The lady who rented me the gîte pèlerin (for 20 euros) warned me that I had to leave by 7 a.m. at the latest because Saturday is market day, and the market is set up right in front of the pilgrim house. Markets are sacred here, and when I opened the front door to take my bike outside at 7 a.m., a light truck was already parked with two wheels on the sidewalk. I had to take the bags off my bike, park the bike a bit further away, and reload it. A little after 7:15 a.m., I was already riding on the D35 toward Bédarieux, with my final destination being Salvetat-sur-Agout, a journey of just under 90 km.
The Parc Régional du Haut Languedoc, early in the morning
It's cool, and the sun is just starting to rise over the horizon. The road immediately begins to climb and continues to rise for 25 km, reaching over 600 meters. The scenery becomes more and more beautiful as I cycle through the Parc Régional du Haut Languedoc. It’s difficult to regularly find the Voie d’Arles by bike because the Camino first runs through the Cévennes and then through the Haut-Languedoc, with the first major city being Castres, which I’ll pass through tomorrow. The nature here is stunning, as you can see in the photos. After the first col, five kilometers with a gradient of 9.7%, I see a "bravo" sign along the road. Then there’s a long descent, but I never let my bike roll faster than 45 km/h. It's downhill all the way to Bédarieux, where I find myself on the D908.
"Bravo" sign along the side of the road. The stunning landscapes. Bédarieux
Near the beautiful old railway bridge, a Frenchman on a bike says a friendly good morning. He also has heavy bags with him and tells me he's been on a cycling trip for a month. He's an IT engineer in Toulouse and is named Ulysses; his parents, lovers of travel, gave him a name that inspires dreams of adventures, and he enjoys traveling by bike himself. He advises me to take a nearby voie verte that passes through the beautiful village of Olargues, from where I can take the very steep Col de Fontfroide, climbing to over 900 meters. Twenty kilometers past that, I'll be back on the Voie d’Arles in Salvetat-sur-Agout. This voie verte (on an old railway line) is simply magnificent, not far from the old pilgrim route. It runs halfway up the hillsides in a dug-out bed that gently climbs through a series of tunnels. You can see many old villages lying below you as you ride along this voie verte. It's an effort that’s rewarded with breathtaking landscapes. This is how I reach the beautifully situated Olargues.

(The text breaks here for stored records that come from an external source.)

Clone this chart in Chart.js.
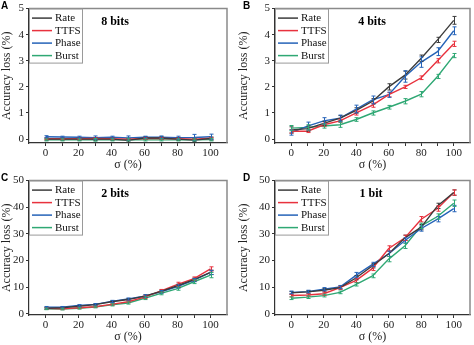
<!DOCTYPE html>
<html><head><meta charset="utf-8">
<script src="https://cdn.jsdelivr.net/npm/chart.js@4.4.0/dist/chart.umd.min.js"></script>
<style>
html,body{margin:0;padding:0;background:#fff;width:474px;height:345px;overflow:hidden}
.p{position:absolute;width:237px;height:172px}
.lab{position:absolute;font:bold 10px "Liberation Sans",Arial,sans-serif;color:#000}
</style></head><body>
<div class="p" style="left:0;top:0"><canvas id="cA" width="237" height="172"></canvas></div>
<div class="p" style="left:237px;top:0"><canvas id="cB" width="237" height="172"></canvas></div>
<div class="p" style="left:0;top:172px"><canvas id="cC" width="237" height="172"></canvas></div>
<div class="p" style="left:237px;top:172px"><canvas id="cD" width="237" height="172"></canvas></div>
<div class="lab" style="left:1px;top:0px">A</div>
<div class="lab" style="left:243px;top:0px">B</div>
<div class="lab" style="left:1px;top:172px">C</div>
<div class="lab" style="left:243px;top:172px">D</div>
<script>
// ---- data ----
const sigma = [0,10,20,30,40,50,60,70,80,90,100];
const seriesNames = ["Rate","TTFS","Phase","Burst"];
const ticksSmall = [0,1,2,3,4,5];
const ticksLarge = [0,10,20,30,40,50];
const xTickVals = [0,10,20,30,40,50,60,70,80,90,100];

// 8 bits
const rate8  = [0.00,0.00,0.00,0.00,0.00,-0.05,0.04,0.04,0.00,-0.04,0.02];
const ttfs8  = [0.01,0.01,0.01,0.02,0.01,0.00,0.02,0.02,0.01,0.00,0.03];
const phase8 = [0.09,0.08,0.07,0.05,0.07,0.04,0.07,0.07,0.05,0.06,0.09];
const burst8 = [-0.03,-0.03,-0.03,-0.03,-0.03,-0.02,-0.03,-0.03,-0.03,-0.03,-0.02];
const rate8Err  = [0.04,0.04,0.04,0.05,0.04,0.06,0.05,0.05,0.05,0.06,0.06];
const ttfs8Err  = [0.03,0.03,0.03,0.03,0.03,0.03,0.03,0.03,0.03,0.03,0.03];
const phase8Err = [0.04,0.03,0.04,0.07,0.04,0.08,0.04,0.05,0.06,0.12,0.1];
const burst8Err = [0.04,0.04,0.04,0.05,0.04,0.05,0.04,0.04,0.04,0.04,0.05];

// 4 bits
const rate4  = [0.35,0.40,0.60,0.80,1.10,1.45,2.00,2.45,3.10,3.80,4.55];
const ttfs4  = [0.30,0.30,0.55,0.70,1.00,1.30,1.70,2.00,2.35,3.00,3.65];
const phase4 = [0.25,0.50,0.70,0.80,1.15,1.50,1.70,2.40,2.95,3.35,4.15];
const burst4 = [0.42,0.45,0.50,0.55,0.75,1.00,1.22,1.45,1.72,2.40,3.20];
const rate4Err  = [0.12,0.10,0.08,0.10,0.10,0.10,0.12,0.15,0.12,0.10,0.15];
const ttfs4Err  = [0.07,0.05,0.06,0.06,0.08,0.08,0.08,0.06,0.07,0.08,0.10];
const phase4Err = [0.10,0.15,0.12,0.12,0.15,0.15,0.10,0.22,0.20,0.15,0.15];
const burst4Err = [0.10,0.10,0.08,0.10,0.07,0.08,0.07,0.10,0.10,0.08,0.08];

// 2 bits
const rate2  = [2.0,2.2,2.8,3.4,4.5,5.3,6.6,8.4,10.5,12.8,15.5];
const ttfs2  = [2.0,1.8,2.2,2.6,3.5,4.5,6.2,8.6,11.0,13.2,16.8];
const phase2 = [2.4,2.4,3.1,3.5,4.6,5.5,6.6,8.2,10.2,12.6,15.5];
const burst2 = [1.8,1.7,2.0,2.5,3.3,4.0,5.8,7.6,9.4,12.0,14.5];
const rate2Err  = [0.4,0.3,0.3,0.3,0.4,0.4,0.5,0.5,0.6,0.6,0.8];
const ttfs2Err  = [0.3,0.3,0.3,0.3,0.4,0.4,0.5,0.5,0.8,0.6,0.8];
const phase2Err = [0.3,0.3,0.3,0.3,0.4,0.4,0.5,0.5,0.6,0.6,0.8];
const burst2Err = [0.3,0.3,0.3,0.3,0.4,0.4,0.5,0.5,0.6,0.7,1.0];

// 1 bit
const rate1  = [7.8,8.2,8.8,9.8,13.5,18.0,22.5,28.5,32.5,40.5,45.5];
const ttfs1  = [6.8,7.0,7.5,9.8,12.5,17.0,24.5,28.5,35.5,39.5,45.5];
const phase1 = [8.0,8.3,9.2,10.0,14.5,18.5,22.5,27.5,32.0,35.5,39.5];
const burst1 = [5.8,6.2,6.8,8.0,11.0,14.2,20.5,25.5,33.0,36.5,41.5];
const rate1Err  = [0.5,0.5,0.6,0.6,0.8,0.8,1.0,1.0,1.0,1.0,1.0];
const ttfs1Err  = [0.5,0.5,0.6,0.6,0.8,0.8,1.0,1.0,1.0,1.0,1.0];
const phase1Err = [0.5,0.5,0.6,0.6,1.0,0.8,1.0,1.0,1.0,1.0,1.2];
const burst1Err = [0.5,0.5,0.5,0.5,0.6,0.7,1.0,1.0,1.0,1.0,1.2];

const colors = ["#3c3c3c","#e8323e","#2563b8","#2fa874"];
const SERIF = '"Liberation Serif","Times New Roman",serif';

const errorBars = {
  id:'errorBars',
  afterDatasetsDraw(chart){
    const {ctx} = chart; const xs = chart.scales.x, ys = chart.scales.y;
    ctx.save();
    chart.data.datasets.forEach((ds)=>{
      ctx.strokeStyle = ds.borderColor; ctx.lineWidth = 1;
      ds.data.forEach((p,i)=>{
        const e = ds.err[i];
        const x = Math.round(xs.getPixelForValue(p.x))+0.5;
        const y1 = ys.getPixelForValue(p.y+e), y2 = ys.getPixelForValue(p.y-e);
        ctx.beginPath();
        ctx.moveTo(x,y1); ctx.lineTo(x,y2);
        ctx.moveTo(x-2,y1); ctx.lineTo(x+2,y1);
        ctx.moveTo(x-2,y2); ctx.lineTo(x+2,y2);
        ctx.stroke();
      });
    });
    ctx.restore();
  }
};

const frameLegend = {
  id:'frameLegend',
  afterDraw(chart, args, opts){
    const {ctx, chartArea:a} = chart;
    ctx.save();
    ctx.strokeStyle = "#8a8a8a"; ctx.lineWidth = 1.5;
    ctx.beginPath();
    ctx.moveTo(a.left, a.top); ctx.lineTo(a.right, a.top); ctx.lineTo(a.right, a.bottom);
    ctx.stroke();
    const lx = a.left, ly = a.top, lw = opts.lw, lh = 54;
    ctx.fillStyle = "#fff"; ctx.fillRect(lx+0.5, ly+0.5, lw, lh);
    ctx.strokeStyle = "#9a9a9a"; ctx.lineWidth = 1;
    ctx.strokeRect(lx+0.5, ly+0.5, lw, lh);
    ctx.font = '11px ' + SERIF; ctx.textBaseline = 'middle'; ctx.textAlign = 'left';
    chart.data.datasets.forEach((ds,i)=>{
      const yy = ly + 9.5 + i*12.5;
      ctx.strokeStyle = ds.borderColor; ctx.lineWidth = 1.5;
      ctx.beginPath(); ctx.moveTo(lx+3, yy); ctx.lineTo(lx+23, yy); ctx.stroke();
      ctx.fillStyle = "#111"; ctx.fillText(ds.label, lx+26, yy+0.5);
    });
    ctx.font = 'bold 12px ' + SERIF; ctx.fillStyle = "#000"; ctx.textAlign = 'center';
    ctx.fillText(opts.title, opts.tx, a.top + 13);
    ctx.restore();
  }
};

function makeChart(id, vals, errs, yTicks, yMin, yMax, leftW, rightPad, title, tx){
  const datasets = seriesNames.map((n,i)=>({
    label:n, data:vals[i].map((v,j)=>({x:sigma[j], y:v})), err:errs[i],
    borderColor:colors[i], backgroundColor:colors[i],
    borderWidth:1.4, pointRadius:0, tension:0
  }));
  return new Chart(document.getElementById(id), {
    type:'line',
    data:{ datasets },
    options:{
      responsive:false, animation:false, events:[],
      layout:{padding:{top:3, right:rightPad, bottom:0, left:0}},
      plugins:{legend:{display:false}, tooltip:{enabled:false}, frameLegend:{title, tx, lw:53}},
      scales:{
        x:{ type:'linear', min:-10, max:110,
            afterBuildTicks:s=>{ s.ticks = xTickVals.map(v=>({value:v})); },
            afterFit:s=>{ s.height = 29; },
            border:{color:'#333', width:1.2},
            grid:{drawOnChartArea:false, drawTicks:true, tickLength:3, color:'#333'},
            ticks:{ autoSkip:false, maxRotation:0, padding:1, color:'#222',
                    font:{family:SERIF, size:11},
                    callback:v=> (v%20===0 ? String(v) : '') },
            title:{display:true, text:'σ (%)', color:'#222', font:{family:SERIF, size:12}, padding:{top:0,bottom:0}} },
        y:{ type:'linear', min:yMin, max:yMax,
            afterBuildTicks:s=>{ s.ticks = yTicks.map(v=>({value:v})); },
            afterFit:s=>{ s.width = leftW; },
            border:{color:'#333', width:1.2},
            grid:{drawOnChartArea:false, drawTicks:true, tickLength:3, color:'#333'},
            ticks:{ padding:2, color:'#222', font:{family:SERIF, size:11} },
            title:{display:true, text:'Accuracy loss (%)', color:'#222', font:{family:SERIF, size:12}, padding:{top:0,bottom:0}} }
      }
    },
    plugins:[errorBars, frameLegend]
  });
}

makeChart('cA',[rate8,ttfs8,phase8,burst8],[rate8Err,ttfs8Err,phase8Err,burst8Err],ticksSmall,-0.15,5,29,10,'8 bits',115);
makeChart('cB',[rate4,ttfs4,phase4,burst4],[rate4Err,ttfs4Err,phase4Err,burst4Err],ticksSmall,-0.15,5,38,4,'4 bits',135);
makeChart('cC',[rate2,ttfs2,phase2,burst2],[rate2Err,ttfs2Err,phase2Err,burst2Err],ticksLarge,-0.5,50,29,10,'2 bits',115);
makeChart('cD',[rate1,ttfs1,phase1,burst1],[rate1Err,ttfs1Err,phase1Err,burst1Err],ticksLarge,-0.5,50,38,4,'1 bit',134);
</script>
</body></html>
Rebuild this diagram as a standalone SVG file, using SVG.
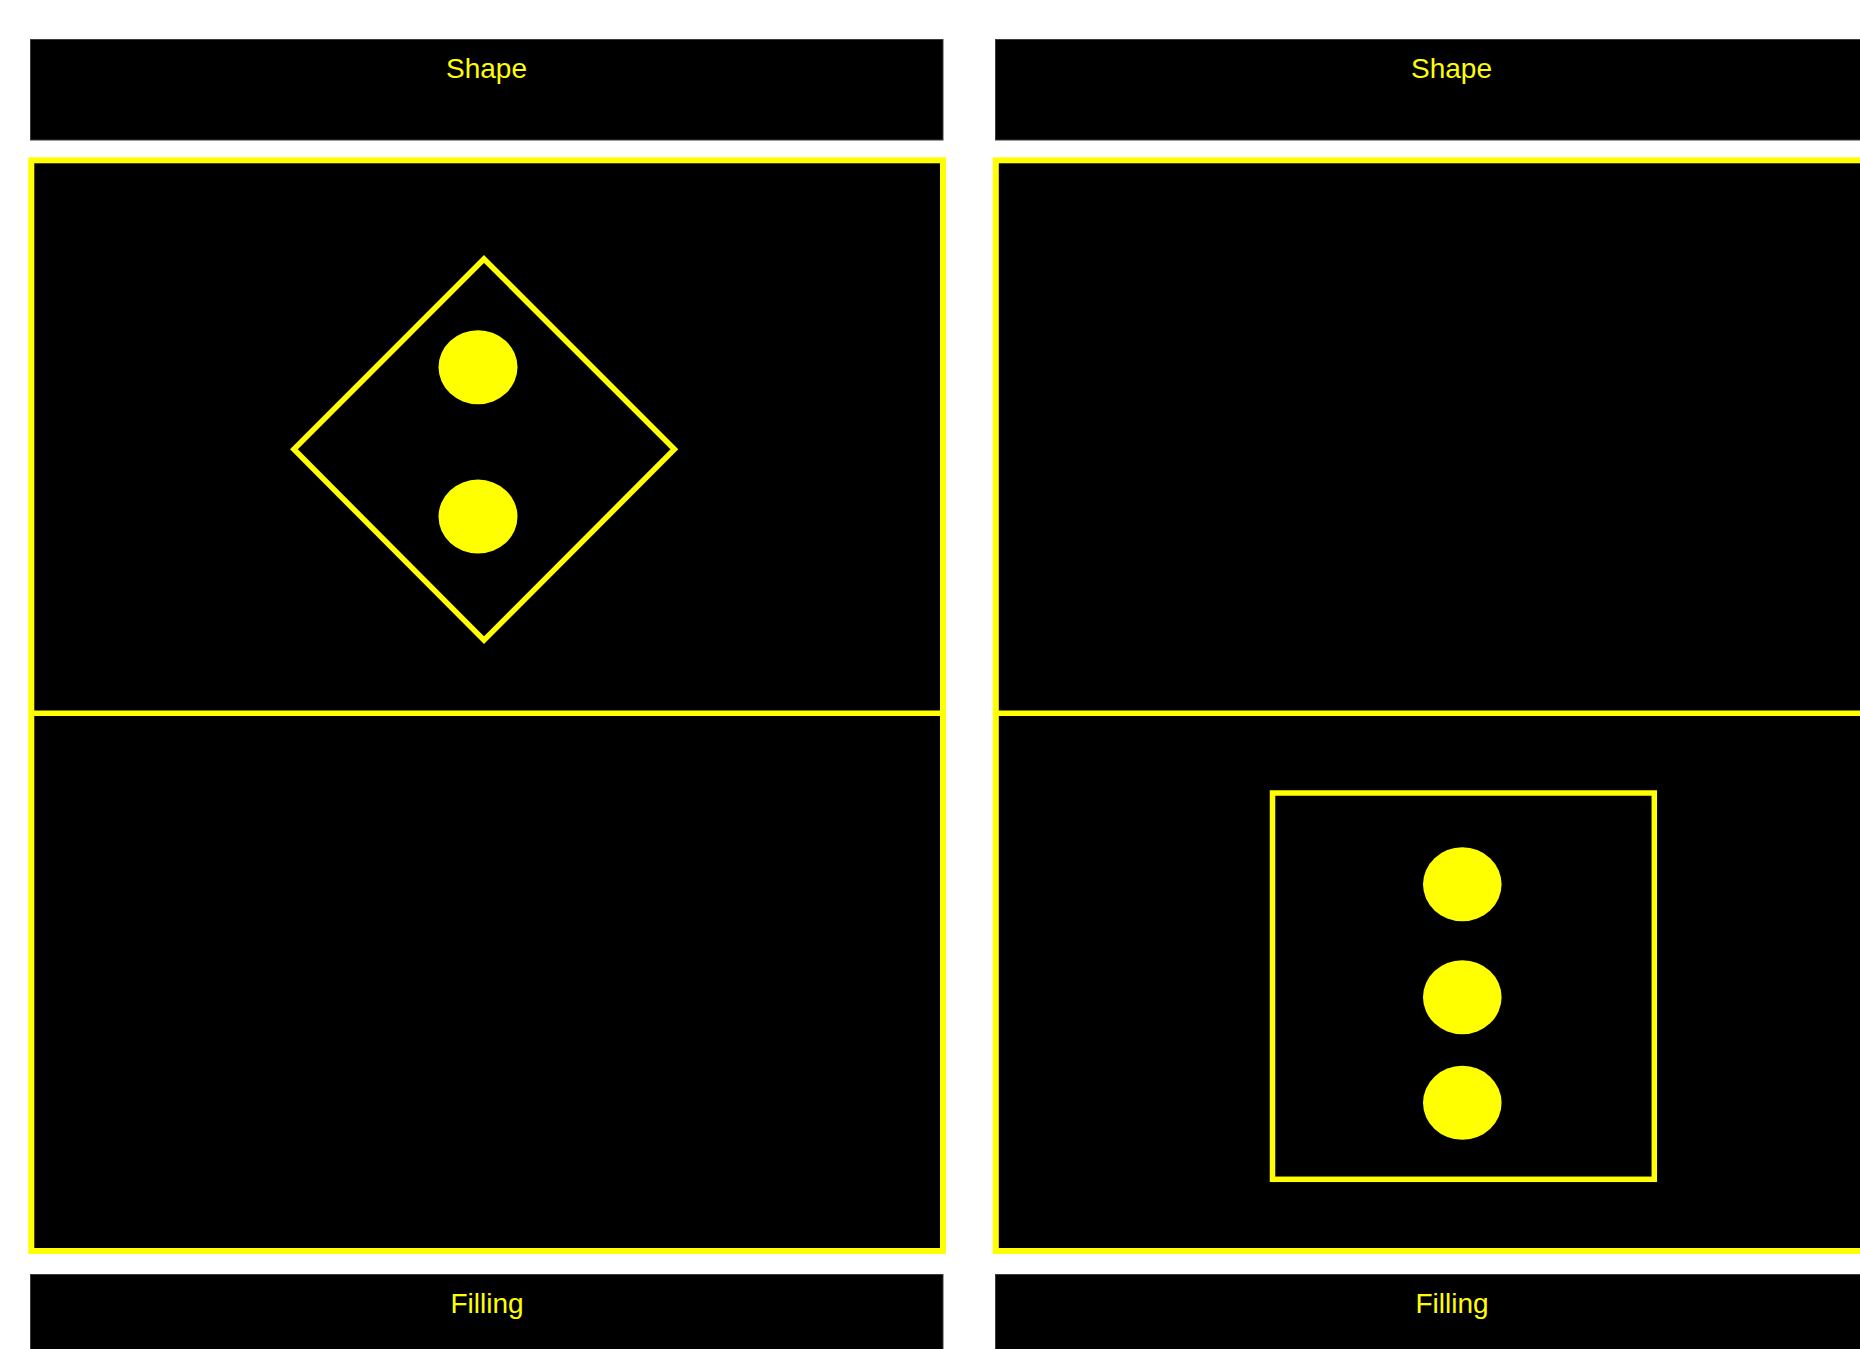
<svg xmlns="http://www.w3.org/2000/svg" width="1860" height="1349" viewBox="0 0 1860 1349">
  <style>
    .bar { fill: #000000; stroke: #3c3c3c; stroke-width: 1; }
    .panel { fill: #000000; stroke: #ffff00; stroke-width: 6; }
    .divider { stroke: #ffff00; stroke-width: 5.5; }
    .shape { fill: none; stroke: #ffff00; stroke-width: 5.5; }
    .dot { fill: #ffff00; }
    .label { fill: #ffff00; font-family: "Liberation Sans", Arial, sans-serif; font-size: 28px; text-anchor: middle; }
  </style>
  <rect width="1860" height="1349" fill="#ffffff"/>

  <g id="left-column">
    <g id="left-header">
      <rect class="bar" x="30.5" y="39.5" width="912.5" height="100.5"/>
      <text class="label" x="486.5" y="78">Shape</text>
    </g>
    <g id="left-panel">
      <rect class="panel" x="31.3" y="160.3" width="911.7" height="1090.7"/>
      <line class="divider" x1="31.3" y1="713.3" x2="943" y2="713.3"/>
    </g>
    <g id="left-diamond">
      <polygon class="shape" points="484,259 674.4,449.3 484,640.2 293.9,449.3"/>
      <ellipse class="dot" cx="478" cy="367.2" rx="39.5" ry="37"/>
      <ellipse class="dot" cx="478" cy="516.6" rx="39.5" ry="37"/>
    </g>
    <g id="left-footer">
      <rect class="bar" x="30.5" y="1274.5" width="912.5" height="101"/>
      <text class="label" x="487" y="1313">Filling</text>
    </g>
  </g>

  <g id="right-column">
    <g id="right-header">
      <rect class="bar" x="995.5" y="39.5" width="912.5" height="100.5"/>
      <text class="label" x="1451.5" y="78">Shape</text>
    </g>
    <g id="right-panel">
      <rect class="panel" x="995.8" y="160.3" width="911.7" height="1090.7"/>
      <line class="divider" x1="995.8" y1="713.3" x2="1908" y2="713.3"/>
    </g>
    <g id="right-square">
      <rect class="shape" x="1272.5" y="793" width="381.8" height="386.3"/>
      <ellipse class="dot" cx="1462.3" cy="884.3" rx="39.3" ry="37"/>
      <ellipse class="dot" cx="1462.3" cy="997.2" rx="39.3" ry="37"/>
      <ellipse class="dot" cx="1462.3" cy="1102.8" rx="39.3" ry="37"/>
    </g>
    <g id="right-footer">
      <rect class="bar" x="995.5" y="1274.5" width="912.5" height="101"/>
      <text class="label" x="1452" y="1313">Filling</text>
    </g>
  </g>

  <g id="connectors"/>
</svg>
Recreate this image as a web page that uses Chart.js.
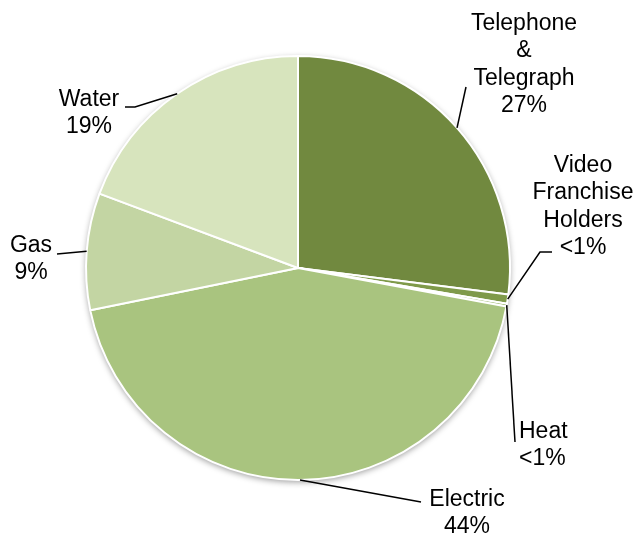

Ulysses; The old railway bridge and Olargues
Immediately outside Olargues, the challenge begins again as I have to take the D14 toward the dreaded Col de Fontfroide. There’s a sign warning of an 11 km climb at a 6.9% gradient. I have to stop three times to catch my breath, pour part of a water bottle over my head, and drink the rest. The stretch before the summit is breathtakingly beautiful, with a truly rugged rocky landscape.
Olargues and the steep way to the Col de Fontfroide
Five hundred meters downhill, the landscape changes to a hilly agricultural area with fields that have been mowed and rolls of straw ready to be transported. There are lots of trees again and many small streams. Around 1:45 p.m., I reach Le Salvetat-sur-Agout, about seven hours after leaving Lodève. The tourist office is closed, but I eat my picnic there. Soon after, I get the key to the pilgrim house and can settle in. I only see one other pilgrim in the room next to mine.First, I shower and tend to the wound on my buttock, and then I explore the village.
Down in the valley. Le Salvetat-sur-Agout. Office du tourisme
It’s a typical round fortified village on top of a hill. Not very attractive, but known as a stopover village for pilgrims. I follow the historical circuit through the village, passing through small doors, alleys, and stairways.
After a simple meal, I start writing my blog. I have been searching for pilgrims on the road, but I see very few. Some say that most pilgrims don’t start walking again until early September. Yesterday, I was alone in the pilgrim house in Lodève with eight beds spread over three rooms, with only one pilgrim (myself). Today, there are nine beds spread over three rooms, and again we are only two. So we each took a room for ourselves. This is a pilgrim room provided by the municipality for 10.85 euros per night. You get a paper undersheet and a pillowcase to throw in the trash bin in the morning.
Le Salvetat-sur-Agout. The second pilgrim in the gîte
Tomorrow, I’ll head over Castres to Avignonnet-en-Louregais along the A-road from Toulouse to Narbonne, 100 km from our house there. Then I'll be close to the beautiful Canal du Midi, but there won’t be time to visit our house. Peter and his partner Kim are coming to see me, and then we can enjoy a nice dinner together. The last few days have been wonderful in terms of nature, following the overwhelming cultural experiences in Arles and St. Gilles. I’ve sweated a lot, but it feels good, and Rientje is enjoying the ride on the back of my bike.